You know the routine: you’re on a road that’s narrow, probably doesn’t have much of a shoulder if any, and the SUVs and pickups just keep roaring up behind you—what do you do? Naturally you cower, ie. move as far to the right as you can and make like a mouse, hoping to avoid getting smashed and turned into road debris. There isn’t a cyclist alive in this country that at least doesn’t start out with Survival Strategy Alpha: move the fuck over and pray. Pretty soon that becomes an ingrained habit and you find yourself riding ‘in the gutter’ all the time just to be ‘safe’. But are you?
It’s hard to argue with success. You’re alive today because you hug the gutter like your life depended on it. There is another strategy called ’taking the lane’ where you proactively (or in the eyes of 95% of motorists, impudently) move towards the center of the lane and act like you belong there and have the same rights as any other road user. Sounds good in theory but in real life it’s a lot harder to execute.
I live on a very steep street (10% average grade for 0.8 miles). It also has extremely crappy pavement, no shoulder, and some sections with no center divide due to substandard road width. It also has a hairpin blind curve just when it gets steepity. Every time I return from a ride I face a conundrum: what shall I do at the first hairpin to stay alive? As I get older it’s a rare day that I can “sprint” through the curve before the next line of cars is released by the red light. And I’m not getting any faster. There was a time when I would select a line going uphill that avoided the most execrable of the pavement cracks, and that best line was closer to the center of the road, which by the way has a double yellow line ie. ‘don’t pass!’ That would work until a car came downhill, usually at a high rate of speed, and crossed the centerline to pass a cyclist or pedestrian on the other side and coopting the entire road. Back to the gutter! Fortunately time has removed this choice because the road is now so replete with treacherous alligator cracks that there is no advantage to riding close to the centerline.
The problem is that the road is barely standard width so passing cars that stay in my lane are usually going to violate the three-foot passing law even when I’m at the extreme right side. Consequently I’ve been needlessly brushed by cars who insisted upon passing me on this curve and that’s why I shifted back to taking the lane despite the horrible pavement. I thought that by taking the lane drivers would then not pass since it’s (a) a blind hairpin curve (duh!), and (b) has a double yellow line (double duh!). Here I discovered that lack of driver education compounded by either immense stupidity and/or entitlement—a bad combination, in my opinion—leads to the following behavior: drivers pass me anyway by barging full on into the opposing lane even though they can’t see shit ahead of them. Most of the time there is no oncoming vehicle so no harm, no foul.
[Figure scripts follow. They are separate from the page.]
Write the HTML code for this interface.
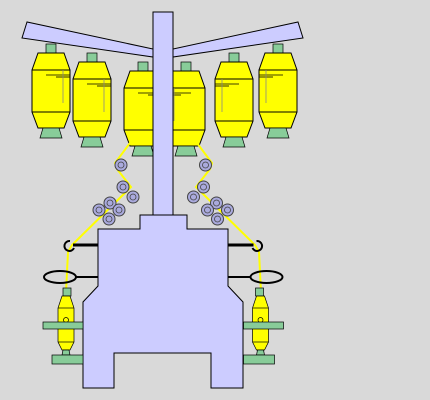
<!DOCTYPE html>
<html><head><meta charset="utf-8"><style>html,body{margin:0;padding:0;background:#d9d9d9}svg{display:block}</style></head>
<body>
<svg width="430" height="400" viewBox="0 0 430 400">
<rect width="430" height="400" fill="#d9d9d9"/>
<g stroke="#000" stroke-width="1" fill="#ccccff">
<polygon points="27,22 22,38 153,57 153,49"/>
<polygon points="298,22 303,38 173,57 173,49"/>
</g>
<g id="bobbins"></g>
<g stroke="#ffff00" stroke-width="2" fill="none">
<polyline points="130,143 115,163 117,169 131,187 72,245 68,252 66,292"/>
<polyline points="197,143 212,163 210,169 196,187 255,245 259,252 261,292"/>
</g>
<g id="guides"></g>
<rect x="153" y="12" width="20" height="205" fill="#ccccff" stroke="#000"/>
<polygon points="140,215 187,215 187,229 228,229 228,286 243,302 243,388 211,388 211,353 114,353 114,388 83,388 83,302 98,286 98,229 140,229" fill="#ccccff" stroke="#000"/>
<g id="left-lower">
<line x1="73" y1="245" x2="98" y2="245" stroke="#000" stroke-width="3"/>
<path d="M70,241 A5,5 0 1 0 74,248" fill="none" stroke="#000" stroke-width="2"/>
<line x1="75" y1="277" x2="98" y2="277" stroke="#000" stroke-width="2"/>
<ellipse cx="60" cy="277" rx="16" ry="6" fill="none" stroke="#000" stroke-width="2"/>
<rect x="63" y="288" width="8" height="8" fill="#88cc99" stroke="#000" stroke-width="0.7"/>
<polygon points="62,296 70,296 74,308 74,342 70,350 62,350 58,342 58,308" fill="#ffff00" stroke="#000" stroke-width="0.7"/>
<line x1="58" y1="308" x2="74" y2="308" stroke="#000" stroke-width="0.7"/>
<line x1="58" y1="342" x2="74" y2="342" stroke="#000" stroke-width="0.7"/>
<circle cx="66" cy="320" r="2.5" fill="#ffff00" stroke="#000" stroke-width="0.7"/>
<rect x="43" y="322" width="40" height="7" fill="#88cc99" stroke="#000" stroke-width="0.7"/>
<polygon points="63,350 69,350 70,355 62,355" fill="#88cc99" stroke="#000" stroke-width="0.7"/>
<rect x="52" y="355" width="31" height="9" fill="#88cc99" stroke="#000" stroke-width="0.7"/>
</g>
<use href="#left-lower" transform="translate(326.5,0) scale(-1,1)"/>
<script>
const bobbinX=[51,92,143,186,234,278];
const bobbinTop=[44,53,62,62,53,44];
const NS='http://www.w3.org/2000/svg';
const bg=document.getElementById('bobbins');
function mk(tag,attrs,parent){const e=document.createElementNS(NS,tag);for(const k in attrs)e.setAttribute(k,attrs[k]);parent.appendChild(e);return e;}
bobbinX.forEach((cx,i)=>{
  const t=bobbinTop[i];
  const g=mk('g',{},bg);
  
  
  mk('rect',{x:cx-5,y:t,width:10,height:9,fill:'#88cc99',stroke:'#000','stroke-width':0.7},g);
  const y1=t+9,y2=y1+17,y3=y2+42,y4=y3+16;
  mk('polygon',{points:`${cx-13},${y1} ${cx+13},${y1} ${cx+19},${y2} ${cx+19},${y3} ${cx+13},${y4} ${cx-13},${y4} ${cx-19},${y3} ${cx-19},${y2}`,fill:'#ffff00',stroke:'#000','stroke-width':1},g);
  mk('line',{x1:cx-19,y1:y2,x2:cx+19,y2:y2,stroke:'#000','stroke-width':1},g);
  mk('line',{x1:cx-19,y1:y3,x2:cx+19,y2:y3,stroke:'#000','stroke-width':1},g);
  const d=i<3?1:-1;
  mk('line',{x1:cx-d*5,y1:y2+5,x2:cx+d*19,y2:y2+5,stroke:'#000','stroke-width':0.8},g);
  mk('line',{x1:cx+d*5,y1:y2+7,x2:cx+d*19,y2:y2+7,stroke:'#000','stroke-width':0.8},g);
  mk('line',{x1:cx+d*12,y1:y2,x2:cx+d*12,y2:y2+33,stroke:'#888','stroke-width':0.8},g);
  mk('polygon',{points:`${cx-8},${y4} ${cx+8},${y4} ${cx+11},${y4+10} ${cx-11},${y4+10}`,fill:'#88cc99',stroke:'#000','stroke-width':0.7},g);
});
const guideX=[121,123,133,110,99,119,109];
const guideY=[165,187,197,203,210,210,219];
const gg=document.getElementById('guides');
[false,true].forEach(m=>{guideX.forEach((x,i)=>{
  const cx=m?326.5-x:x, cy=guideY[i];
  const c=mk('g',{},gg);
  
  
  mk('circle',{cx:cx,cy:cy,r:6,fill:'#aaaadd',stroke:'#444','stroke-width':1},c);
  mk('circle',{cx:cx,cy:cy,r:3,fill:'none',stroke:'#444','stroke-width':0.8},c);
});});
</script>
</svg>
</body></html>
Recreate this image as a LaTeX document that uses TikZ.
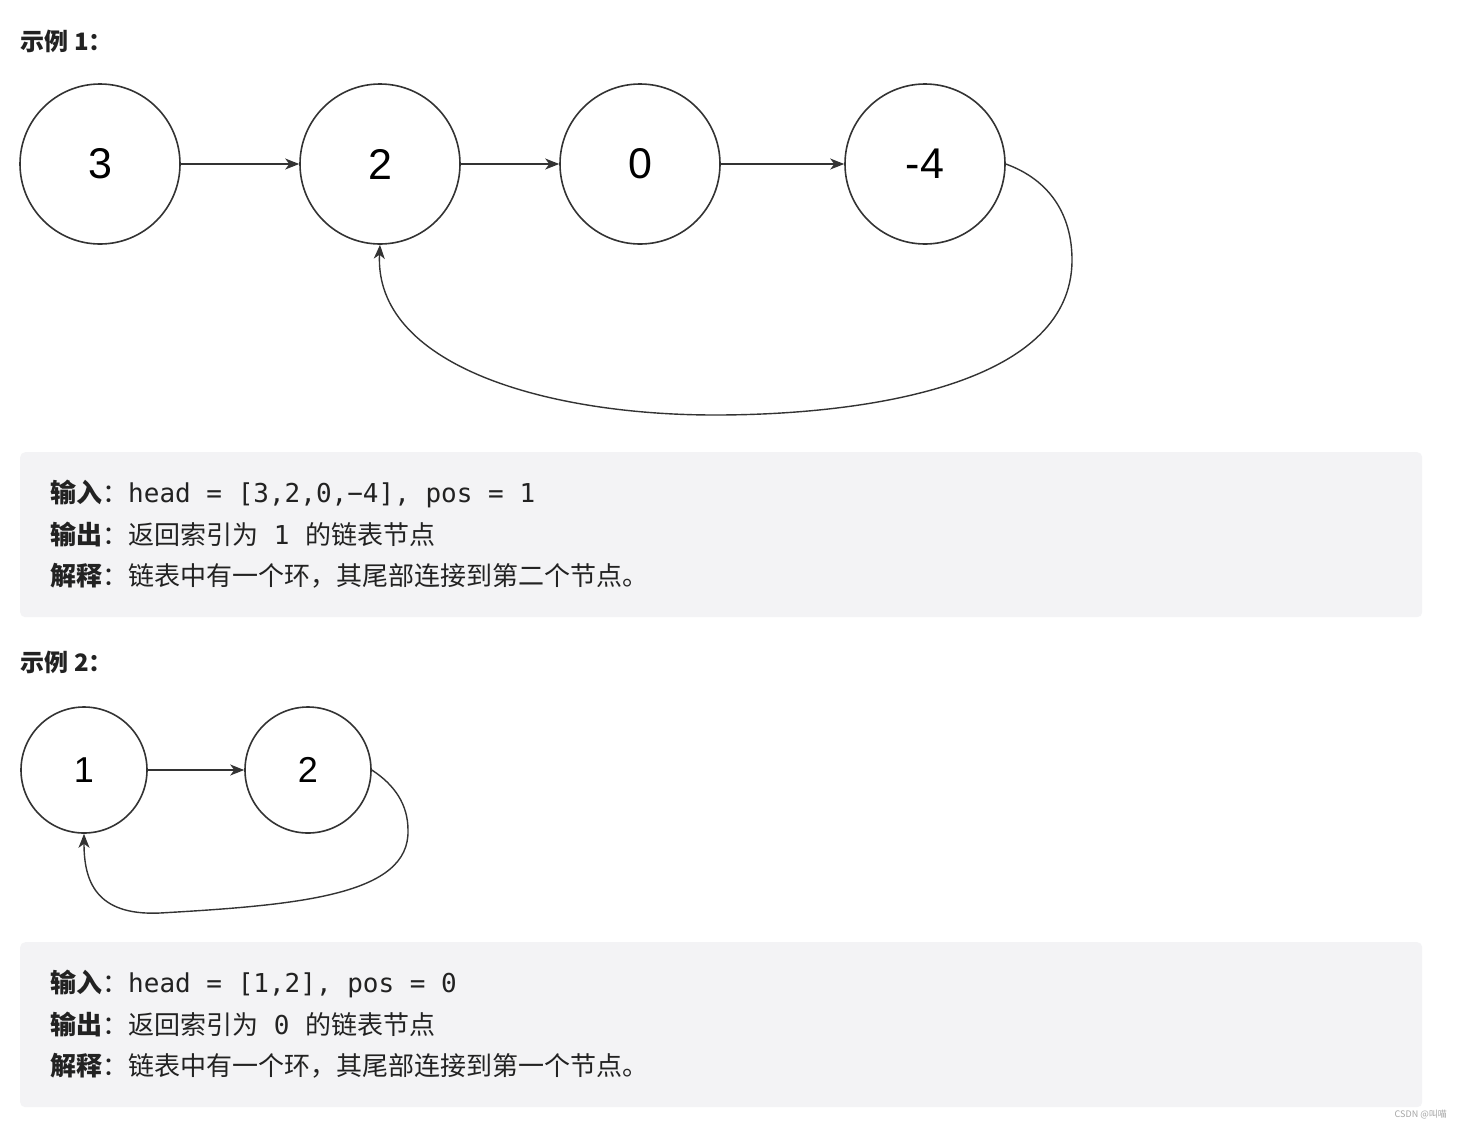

But I’ve lost count of the number of times that a head-on collision has been narrowly averted by a downhill driver slamming on the brakes so that Stupid Guy/Gal can lunge back into the right hand lane, usually cutting me off. I’ve been lucky so far not to get sideswiped.
At this point I’m as exasperated as a rat in a cage with an electrified floor. Taking the lane as a traffic strategy assumes that drivers understand and follow traffic laws. One can no longer assume what constitutes ‘common sense’ when it comes to driving on local roads. Taking the lane also assumes implicitly that drivers are rational and don’t gamble heedlessly. But some drivers are like two-year olds who don’t understand consequences. Ironically it may be that those drivers understand the consequences all too well when it comes to cyclists, which is that there are almost none if you hit one. So hug the gutter, take the lane—what’s the diff when it comes to survival?
Both strategies work…until they don’t.
The problem with taking the lane—besides finding the requisite resolve—is that it may work 90% of the time but the 10% when it doesn’t work is when it can become extremely hazardous. What is that 10%? When drivers are not attentive, rational, or sober. When drivers are sociopathic (there are more out there than you think—were you ever bullied growing up? Those folks now drive cars.) Even when it does ‘work’, you still may have to endure punishment passes, rolling coal, being yelled at, stuff being thrown at you (I was hit with a thrown egg once).
So, although you have the right to take the lane when it isn’t wide enough for a car to pass safely, should you when drivers behave so callously?
Addendum. Here’s an example of the should-I-or-should-I-not-take-the-lane:
https://sf.streetsblog.org/2021/08/18/punishment-pass-on-great-highway/
Despite the photographic evidence the SF police will not investigate.